What is being asked: Reproduce nothing except the lines between the line with "Clone this chart in matplotlib." and the line with "from matplotlib.transforms import Affine2D", both ends included, and please leave out pictures.

Material provided:
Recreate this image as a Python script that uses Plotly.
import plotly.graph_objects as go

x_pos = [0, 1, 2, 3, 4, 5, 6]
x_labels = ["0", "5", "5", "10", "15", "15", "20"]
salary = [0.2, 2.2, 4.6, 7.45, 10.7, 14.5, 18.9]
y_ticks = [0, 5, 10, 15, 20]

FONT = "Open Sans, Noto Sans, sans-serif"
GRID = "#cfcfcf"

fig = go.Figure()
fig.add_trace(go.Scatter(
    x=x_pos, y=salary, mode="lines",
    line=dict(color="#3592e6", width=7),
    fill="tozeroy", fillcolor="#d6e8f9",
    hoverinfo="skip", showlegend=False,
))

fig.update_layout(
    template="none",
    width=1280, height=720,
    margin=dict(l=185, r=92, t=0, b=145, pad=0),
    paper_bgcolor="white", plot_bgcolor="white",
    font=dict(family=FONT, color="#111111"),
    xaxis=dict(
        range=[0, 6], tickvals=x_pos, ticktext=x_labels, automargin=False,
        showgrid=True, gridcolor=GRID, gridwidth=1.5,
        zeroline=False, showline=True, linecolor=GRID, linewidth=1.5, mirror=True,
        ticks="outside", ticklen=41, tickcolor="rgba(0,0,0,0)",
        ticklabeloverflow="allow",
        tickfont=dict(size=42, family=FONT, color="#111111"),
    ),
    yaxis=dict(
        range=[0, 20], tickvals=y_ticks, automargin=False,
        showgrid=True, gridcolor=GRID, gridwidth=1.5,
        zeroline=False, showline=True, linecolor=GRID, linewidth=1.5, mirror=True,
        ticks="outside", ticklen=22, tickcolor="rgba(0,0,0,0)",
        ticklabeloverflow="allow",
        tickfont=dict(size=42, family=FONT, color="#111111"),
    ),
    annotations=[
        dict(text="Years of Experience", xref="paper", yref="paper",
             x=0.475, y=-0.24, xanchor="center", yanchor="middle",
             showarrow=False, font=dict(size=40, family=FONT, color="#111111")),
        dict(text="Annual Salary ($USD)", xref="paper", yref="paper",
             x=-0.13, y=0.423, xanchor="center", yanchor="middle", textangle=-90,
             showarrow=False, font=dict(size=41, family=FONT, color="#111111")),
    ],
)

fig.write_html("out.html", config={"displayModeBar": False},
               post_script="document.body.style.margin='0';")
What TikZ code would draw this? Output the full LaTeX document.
==
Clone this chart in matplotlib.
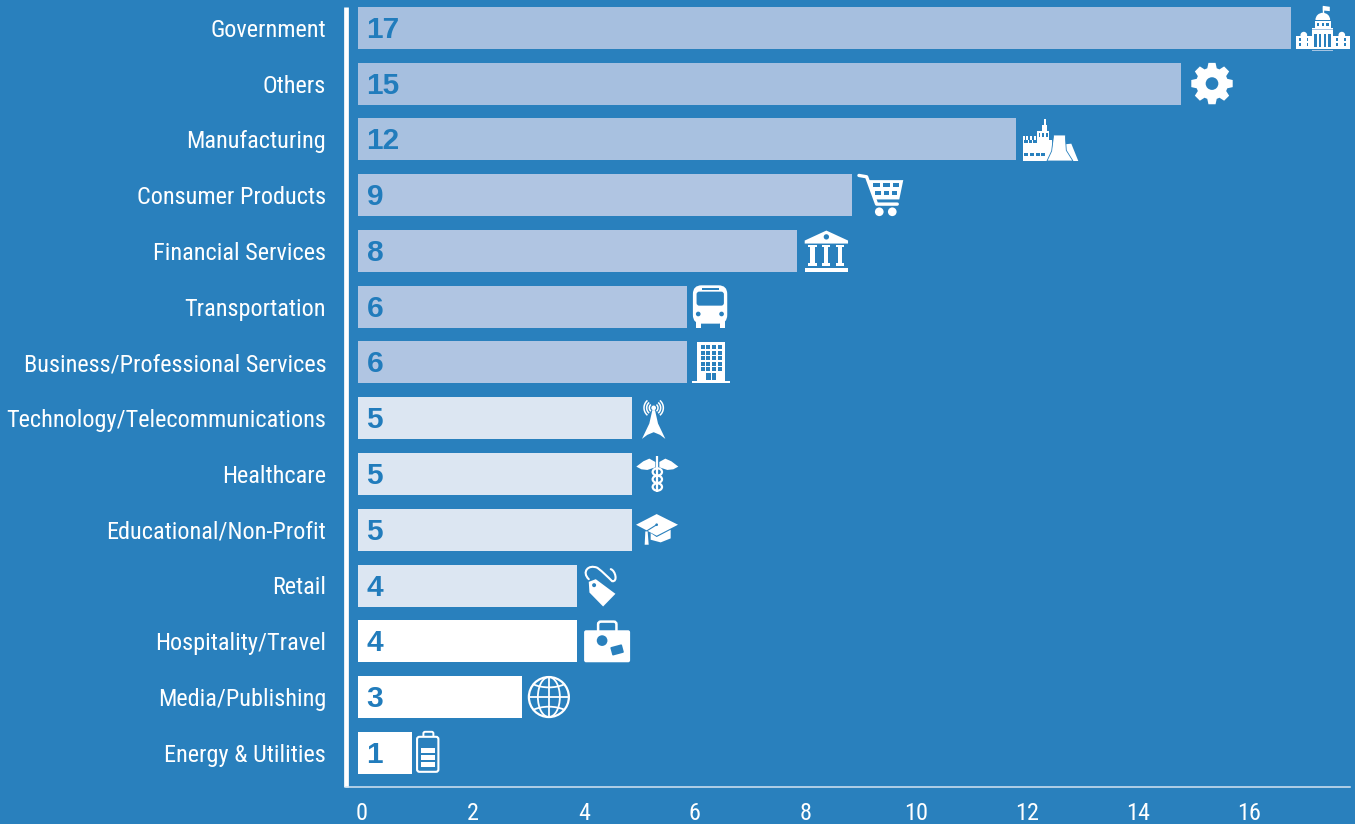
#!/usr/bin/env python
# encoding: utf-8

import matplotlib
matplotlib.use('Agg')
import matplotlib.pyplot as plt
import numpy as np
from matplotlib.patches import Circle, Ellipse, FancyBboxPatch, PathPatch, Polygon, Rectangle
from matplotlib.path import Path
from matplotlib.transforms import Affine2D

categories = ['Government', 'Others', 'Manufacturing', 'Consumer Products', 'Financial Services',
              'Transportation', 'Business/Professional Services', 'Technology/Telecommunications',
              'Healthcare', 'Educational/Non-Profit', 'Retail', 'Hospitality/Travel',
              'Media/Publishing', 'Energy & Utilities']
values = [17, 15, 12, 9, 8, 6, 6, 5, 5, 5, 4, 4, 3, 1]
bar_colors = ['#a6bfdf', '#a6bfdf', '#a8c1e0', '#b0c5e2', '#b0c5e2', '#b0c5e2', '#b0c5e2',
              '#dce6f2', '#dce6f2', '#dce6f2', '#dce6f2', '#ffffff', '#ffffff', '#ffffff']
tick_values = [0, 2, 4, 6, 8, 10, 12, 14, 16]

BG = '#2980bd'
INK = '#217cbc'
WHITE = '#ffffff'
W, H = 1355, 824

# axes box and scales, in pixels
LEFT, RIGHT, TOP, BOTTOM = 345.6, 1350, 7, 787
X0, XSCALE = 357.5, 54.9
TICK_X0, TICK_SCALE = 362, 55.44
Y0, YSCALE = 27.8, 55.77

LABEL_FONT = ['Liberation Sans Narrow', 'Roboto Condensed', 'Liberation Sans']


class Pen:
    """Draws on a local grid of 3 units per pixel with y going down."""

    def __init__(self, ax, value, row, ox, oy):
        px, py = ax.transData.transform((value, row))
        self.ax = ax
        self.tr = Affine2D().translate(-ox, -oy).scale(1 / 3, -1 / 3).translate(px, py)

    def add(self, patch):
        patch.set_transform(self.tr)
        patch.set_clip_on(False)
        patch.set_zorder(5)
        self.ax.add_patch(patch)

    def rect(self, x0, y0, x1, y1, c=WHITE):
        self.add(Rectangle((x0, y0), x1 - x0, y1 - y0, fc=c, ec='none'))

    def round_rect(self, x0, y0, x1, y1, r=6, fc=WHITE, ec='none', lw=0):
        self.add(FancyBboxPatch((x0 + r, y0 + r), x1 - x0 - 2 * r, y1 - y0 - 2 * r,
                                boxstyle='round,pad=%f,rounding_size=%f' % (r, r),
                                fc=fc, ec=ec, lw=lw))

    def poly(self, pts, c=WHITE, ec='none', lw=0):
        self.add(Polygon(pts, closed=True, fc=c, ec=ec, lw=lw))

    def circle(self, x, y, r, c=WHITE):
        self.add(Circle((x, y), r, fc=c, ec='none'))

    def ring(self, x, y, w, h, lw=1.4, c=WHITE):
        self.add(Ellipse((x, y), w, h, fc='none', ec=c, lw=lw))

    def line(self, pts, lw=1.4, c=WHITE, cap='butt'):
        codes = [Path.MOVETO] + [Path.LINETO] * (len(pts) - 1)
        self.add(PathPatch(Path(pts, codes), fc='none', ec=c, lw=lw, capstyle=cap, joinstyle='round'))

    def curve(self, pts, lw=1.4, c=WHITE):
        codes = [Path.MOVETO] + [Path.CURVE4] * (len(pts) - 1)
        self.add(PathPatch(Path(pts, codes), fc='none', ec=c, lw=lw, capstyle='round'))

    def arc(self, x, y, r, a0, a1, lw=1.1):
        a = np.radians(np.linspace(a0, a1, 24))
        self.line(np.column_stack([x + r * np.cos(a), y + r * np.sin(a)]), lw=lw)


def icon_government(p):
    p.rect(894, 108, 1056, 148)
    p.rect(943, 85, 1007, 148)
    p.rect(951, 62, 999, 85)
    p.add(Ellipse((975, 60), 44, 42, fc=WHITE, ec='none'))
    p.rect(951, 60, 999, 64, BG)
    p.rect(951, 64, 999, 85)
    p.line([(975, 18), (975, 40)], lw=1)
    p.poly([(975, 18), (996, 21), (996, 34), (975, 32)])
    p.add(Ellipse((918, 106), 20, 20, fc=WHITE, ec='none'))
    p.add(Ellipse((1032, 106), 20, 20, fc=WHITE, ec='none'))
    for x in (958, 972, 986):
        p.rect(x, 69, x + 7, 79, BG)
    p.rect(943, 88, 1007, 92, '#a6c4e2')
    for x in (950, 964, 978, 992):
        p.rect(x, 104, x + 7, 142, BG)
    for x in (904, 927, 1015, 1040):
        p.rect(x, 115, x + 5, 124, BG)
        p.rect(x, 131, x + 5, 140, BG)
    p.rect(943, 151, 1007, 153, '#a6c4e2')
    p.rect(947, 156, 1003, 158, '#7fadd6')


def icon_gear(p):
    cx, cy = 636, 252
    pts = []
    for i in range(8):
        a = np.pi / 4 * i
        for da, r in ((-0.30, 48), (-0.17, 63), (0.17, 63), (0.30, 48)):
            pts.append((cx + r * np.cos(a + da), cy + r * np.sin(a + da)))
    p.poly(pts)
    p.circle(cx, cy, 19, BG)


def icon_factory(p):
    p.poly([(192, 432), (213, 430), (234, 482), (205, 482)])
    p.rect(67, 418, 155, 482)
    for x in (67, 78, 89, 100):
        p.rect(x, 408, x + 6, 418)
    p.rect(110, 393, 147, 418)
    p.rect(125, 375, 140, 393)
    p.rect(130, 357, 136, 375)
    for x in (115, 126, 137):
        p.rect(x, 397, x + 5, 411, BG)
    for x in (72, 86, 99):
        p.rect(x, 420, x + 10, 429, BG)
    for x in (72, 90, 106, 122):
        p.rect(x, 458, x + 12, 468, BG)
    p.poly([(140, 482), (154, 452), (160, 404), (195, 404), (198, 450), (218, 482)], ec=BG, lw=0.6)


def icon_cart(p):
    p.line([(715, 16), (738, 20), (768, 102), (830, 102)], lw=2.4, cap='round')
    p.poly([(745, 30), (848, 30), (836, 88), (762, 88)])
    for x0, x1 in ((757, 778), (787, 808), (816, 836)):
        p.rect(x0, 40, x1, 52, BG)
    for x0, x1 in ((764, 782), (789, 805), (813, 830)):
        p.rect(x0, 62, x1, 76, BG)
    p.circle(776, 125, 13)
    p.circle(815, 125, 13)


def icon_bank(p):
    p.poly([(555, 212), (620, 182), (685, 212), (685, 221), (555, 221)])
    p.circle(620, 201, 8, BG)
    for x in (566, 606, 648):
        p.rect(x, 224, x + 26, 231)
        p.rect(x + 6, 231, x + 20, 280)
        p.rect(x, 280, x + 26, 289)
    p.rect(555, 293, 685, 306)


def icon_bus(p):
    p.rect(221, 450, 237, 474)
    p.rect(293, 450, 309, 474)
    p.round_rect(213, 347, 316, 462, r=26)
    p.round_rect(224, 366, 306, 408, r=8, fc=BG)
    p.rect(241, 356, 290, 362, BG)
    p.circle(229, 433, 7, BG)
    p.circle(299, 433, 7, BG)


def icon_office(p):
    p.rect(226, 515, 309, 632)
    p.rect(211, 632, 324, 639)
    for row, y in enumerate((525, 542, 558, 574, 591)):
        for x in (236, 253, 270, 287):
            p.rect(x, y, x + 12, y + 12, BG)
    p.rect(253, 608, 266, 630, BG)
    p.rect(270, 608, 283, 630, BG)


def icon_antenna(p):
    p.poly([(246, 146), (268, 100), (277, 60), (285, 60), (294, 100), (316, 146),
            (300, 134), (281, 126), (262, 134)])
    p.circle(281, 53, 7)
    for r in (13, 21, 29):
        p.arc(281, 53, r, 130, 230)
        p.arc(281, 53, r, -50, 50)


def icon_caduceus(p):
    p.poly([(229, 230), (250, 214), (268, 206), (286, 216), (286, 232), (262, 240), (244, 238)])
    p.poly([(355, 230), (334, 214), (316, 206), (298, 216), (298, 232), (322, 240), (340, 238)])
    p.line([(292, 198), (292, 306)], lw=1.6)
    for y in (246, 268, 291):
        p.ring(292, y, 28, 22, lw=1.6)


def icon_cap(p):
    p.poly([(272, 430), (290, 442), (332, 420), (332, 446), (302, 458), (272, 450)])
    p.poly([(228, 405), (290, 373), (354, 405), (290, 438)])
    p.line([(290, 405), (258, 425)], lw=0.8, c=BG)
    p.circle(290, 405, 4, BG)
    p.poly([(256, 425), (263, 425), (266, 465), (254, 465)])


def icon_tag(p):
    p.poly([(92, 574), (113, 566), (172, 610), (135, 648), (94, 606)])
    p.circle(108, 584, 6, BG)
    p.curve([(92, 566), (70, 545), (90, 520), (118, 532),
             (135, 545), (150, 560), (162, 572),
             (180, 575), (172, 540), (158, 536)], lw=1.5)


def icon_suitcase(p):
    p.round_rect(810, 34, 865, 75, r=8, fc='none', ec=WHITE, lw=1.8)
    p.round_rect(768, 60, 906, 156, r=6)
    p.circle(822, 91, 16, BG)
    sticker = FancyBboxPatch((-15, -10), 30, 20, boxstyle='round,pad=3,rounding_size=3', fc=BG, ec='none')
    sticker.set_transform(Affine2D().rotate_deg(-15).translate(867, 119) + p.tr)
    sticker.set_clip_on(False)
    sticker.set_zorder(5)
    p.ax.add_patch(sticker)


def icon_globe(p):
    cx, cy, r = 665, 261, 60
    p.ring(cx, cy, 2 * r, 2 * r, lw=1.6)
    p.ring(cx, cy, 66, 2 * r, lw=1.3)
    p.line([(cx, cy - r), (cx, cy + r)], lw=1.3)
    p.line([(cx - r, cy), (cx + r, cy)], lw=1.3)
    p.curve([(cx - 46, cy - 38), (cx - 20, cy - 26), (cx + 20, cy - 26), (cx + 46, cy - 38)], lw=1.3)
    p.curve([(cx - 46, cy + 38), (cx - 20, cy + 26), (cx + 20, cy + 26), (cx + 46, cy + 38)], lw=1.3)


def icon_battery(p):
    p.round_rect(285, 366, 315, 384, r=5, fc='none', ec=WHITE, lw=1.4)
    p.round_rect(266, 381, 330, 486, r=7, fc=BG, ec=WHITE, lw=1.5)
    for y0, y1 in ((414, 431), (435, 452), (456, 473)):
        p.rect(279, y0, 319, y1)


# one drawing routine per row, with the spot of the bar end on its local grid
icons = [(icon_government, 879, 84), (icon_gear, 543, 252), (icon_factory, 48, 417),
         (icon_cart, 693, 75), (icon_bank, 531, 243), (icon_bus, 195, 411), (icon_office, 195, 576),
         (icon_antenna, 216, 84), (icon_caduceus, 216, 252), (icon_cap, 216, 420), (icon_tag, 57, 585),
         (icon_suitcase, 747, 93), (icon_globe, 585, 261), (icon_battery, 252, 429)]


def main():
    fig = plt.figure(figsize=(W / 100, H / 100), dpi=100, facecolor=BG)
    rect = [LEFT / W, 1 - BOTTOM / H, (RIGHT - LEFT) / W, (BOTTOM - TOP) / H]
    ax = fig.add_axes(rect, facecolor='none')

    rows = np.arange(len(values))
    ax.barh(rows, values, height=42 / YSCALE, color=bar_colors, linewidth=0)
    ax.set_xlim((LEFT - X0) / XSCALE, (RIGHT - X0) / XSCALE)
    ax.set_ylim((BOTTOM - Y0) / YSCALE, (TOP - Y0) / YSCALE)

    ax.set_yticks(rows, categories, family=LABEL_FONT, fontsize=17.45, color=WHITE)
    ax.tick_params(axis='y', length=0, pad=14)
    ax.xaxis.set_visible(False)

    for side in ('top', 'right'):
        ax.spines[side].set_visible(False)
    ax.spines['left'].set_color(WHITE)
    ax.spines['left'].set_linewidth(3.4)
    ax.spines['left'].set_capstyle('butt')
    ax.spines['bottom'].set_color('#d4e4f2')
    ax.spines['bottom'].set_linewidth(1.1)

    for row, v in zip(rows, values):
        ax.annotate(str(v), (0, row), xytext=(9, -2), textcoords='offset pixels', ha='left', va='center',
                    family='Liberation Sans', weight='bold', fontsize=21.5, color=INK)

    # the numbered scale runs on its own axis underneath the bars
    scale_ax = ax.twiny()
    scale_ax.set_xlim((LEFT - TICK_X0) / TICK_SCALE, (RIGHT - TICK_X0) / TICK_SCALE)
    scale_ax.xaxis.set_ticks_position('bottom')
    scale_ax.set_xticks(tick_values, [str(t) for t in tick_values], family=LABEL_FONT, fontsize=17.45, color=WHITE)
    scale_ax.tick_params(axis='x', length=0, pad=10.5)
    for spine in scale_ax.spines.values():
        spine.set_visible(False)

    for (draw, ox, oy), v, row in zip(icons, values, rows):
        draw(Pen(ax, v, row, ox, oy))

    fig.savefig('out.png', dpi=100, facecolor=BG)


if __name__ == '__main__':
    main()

Response for this exercise:
Clone this chart in matplotlib.
#!/usr/bin/env python
# encoding: utf-8

import matplotlib
matplotlib.use('Agg')
import matplotlib.pyplot as plt
import numpy as np
from matplotlib.patches import Circle, Ellipse, FancyBboxPatch, PathPatch, Polygon, Rectangle
from matplotlib.path import Path
from matplotlib.transforms import Affine2D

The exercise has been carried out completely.